The clock on the wall began to sing in the poetic-aesthetic mode, with a tone like the grief of diamonds:
>
Hours like sand
On the shores of a bitter sea
Flow on waves of time;
Twelve hours have passed
Since last the Sun
Rose in blind majesty;
It shall yield heedless to night
In one more—
“Bit him, emphatic mode! Bit, bit, bit him!” Satemcan said viciously, snarling … literally. “I bit the intruder on the territory of my social reference group!”
“Yes, you did,” Sally said patiently, patting the canid on the head.
“I will—future-conditional intentional case—bite him again, emphatic mode!”
You couldn’t just say you absolutely would do something in the future in Demotic; the assumptions built into the structure of its grammar forbade certainty about uncontrollable events. Satemcan was coming as close to that as possible.
The canid wasn’t looking at his slightly scruffy best; the areas over his wounds were naked and glistening with the pseudoskin that covered them. He was moving well enough, though, and the medical tembst used organic glues to hold things together internally. They’d be absorbed as the accelerated natural healing took place.
And there was a crazed look in his reddish eyes. Not a happy camper, Sally thought. Well, neither am I.
“Canid,” Teyud said. “Can you track these individuals?”
“Yessss,” Satemcan said, all business for a moment.

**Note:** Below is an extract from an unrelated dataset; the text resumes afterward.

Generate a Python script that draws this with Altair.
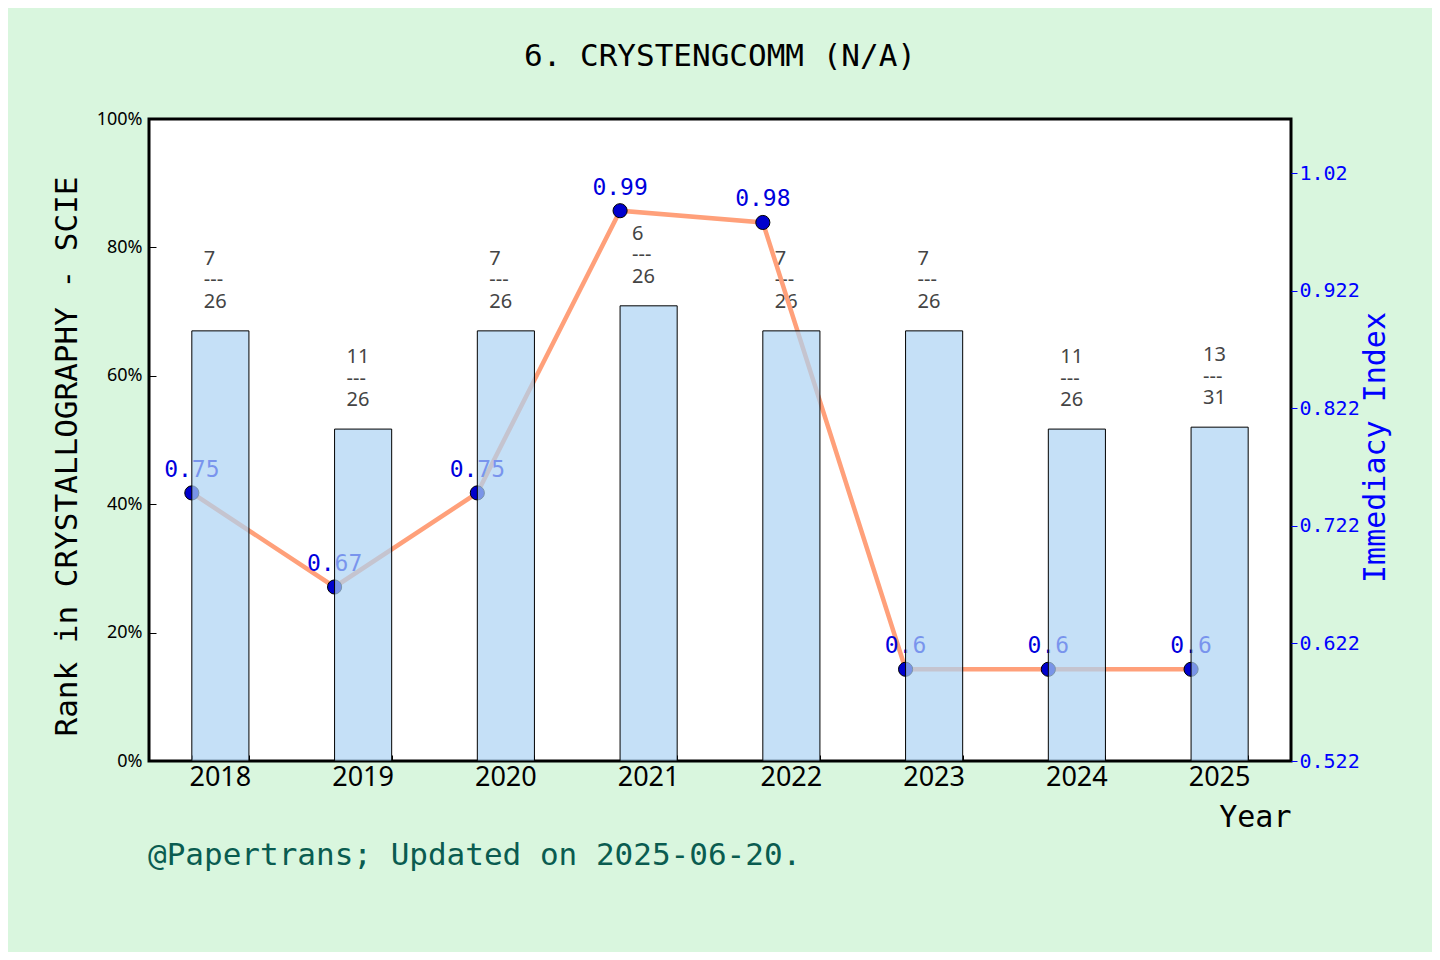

He began to walk away from the apartment building, nose working as his deep red tongue came out to lap over it. After a moment he sniggered, which was something to see:
“He-he-he-he! Here they triggered an antiscent aerosol. I express derision! Utter futility! My exceptional sensitivity and practiced skill easily uncover the scents of blood and fear pheromones.”
He trotted on. Teyud was keeping her eyes up, watching for movement on the low rooftops without seeming to strain.
“Intriguing,” she said softly. “This resembles minor-unit confrontation tactics more than most private commissions.”
Martians weren’t any braver than Terrans, on average; they were just more straightforward. Teyud was, though. They’d worked together before, and it could get stressful. But right now, Sally didn’t give a damn.